Bearden 100

#18 House in Cotton Field
By Romare Bearden

Selected by Russell Frederick

House in Cotton Field - 1968, collage on board, 30" x 40"

"House in the Cotton Field" invokes thoughts of a life in the South that a lot of people would like to forget about. A life where the culture of lynching was vividly in the minds of black people. Segregation, injustice, family values and church were a part of the everyday fabric of the South. The image challenges me to think about the inequalities of life and labor then. A time of segregation, very limited work, imbalanced education in the school system and the only places for black people to get an advanced education were black colleges. I have met people from the South whose grandparents picked cotton. People who had to suppress their voices so they could live. The men and women who did jobs for so little instilled a determination in their children to be much better than them. We always had hope that life would get better, because it could not get much worse. We were a unit back then when so many forces try to break us. "House in the Cotton Field" is not one of Mr. Bearden's most popular paintings but it speaks of a time and place that a lot of people have lost touch with. A time and place when black people were loving each other not killing each other. A time that brought us together to challenge this country to treat us like men and women. A time I will never forget. Thank you Mr. Bearden!

Russell Frederick

Brooklyn, NY

King, in the county of Kings, Bedford Stuyvesant, Brooklyn October, 2010

Russell Frederick is a photographer who was born to Panamanian parents in the bustling multicultural neighborhood of Bushwick, Brooklyn. Mr. Frederick's global worldview and keen understanding of the human condition informs his compelling photography. He works with film in medium and large format and shoots predominantly black and white documentary portraiture photography. Through his lens he subverts and disengages the current status quo and stereotypes of people of color internationally.
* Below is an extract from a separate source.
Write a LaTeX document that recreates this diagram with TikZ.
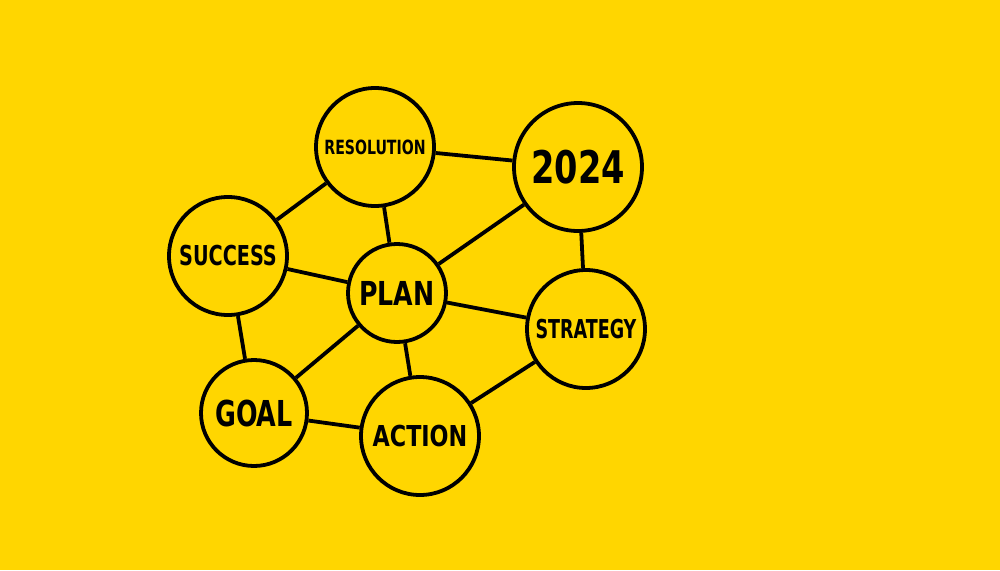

He has photographed men, women and children from Bed Stuy, Brooklyn to Kingston, Jamaica. He has photographed the Lower Ninth Ward and the Bloods in Brooklyn. Russell Frederick tells the story while elevating and exposing the inherent beauty, dignity and honor in his subjects.

A self taught photographer with little formal training, Frederick has catapulted from an unfamiliar name to being sought after for his signature photographic style. In a decade he has become a celebrated public speaker, commissioned photographer and has been exhibited nationally and internationally. He is a winner of the esteemed Gordon Parks International Photography Competition as well as a co-recipient of a media fellowship sponsored by the Open Society Institute to document the after effects of Hurricane Katrina. From thousands of entries Frederick was chosen as one of NYC’s outstanding artists of 2010 for Curate NYC.

Russell has received grants from the Brooklyn Arts Council and from the Urban Artist Initiative. Russell is a member of Kamoinge, a select group of African American photographers whose work collectively chronicles over five decades of the African diaspora.

His inimitable eye for composition and his use of surroundings intrinsic to urban landscapes such as street art, murals and architecture are all present as aspects of his work. He has the instinct and ability to evoke authentic, visceral responses from people which make for incomparable unique images. Through his photography he tackles issues such as commitment, honor, respect, race, class, and the essence of humanity. Russell Frederick's photographs have a timeless quality that is attained through his gift to see beyond the exterior.

Russell's work has been showcased and published at the New York Times, Columbia University, NYU, Columbia College, The Nathan Cummings Foundation, The Empire State Building, Nordstroms, The University of Addis Ababa in Ethiopia, The Goethe Institute in Accra, Ghana, The Museum of Contemporary African Diasporan Arts, The Corridor Gallery, The Rotunda Gallery, The African American Museum in Philadelphia, The Brooklyn Academy of Music and many others.

Beyond photographing. Russell dedicates his time to volunteering and mentoring young adults.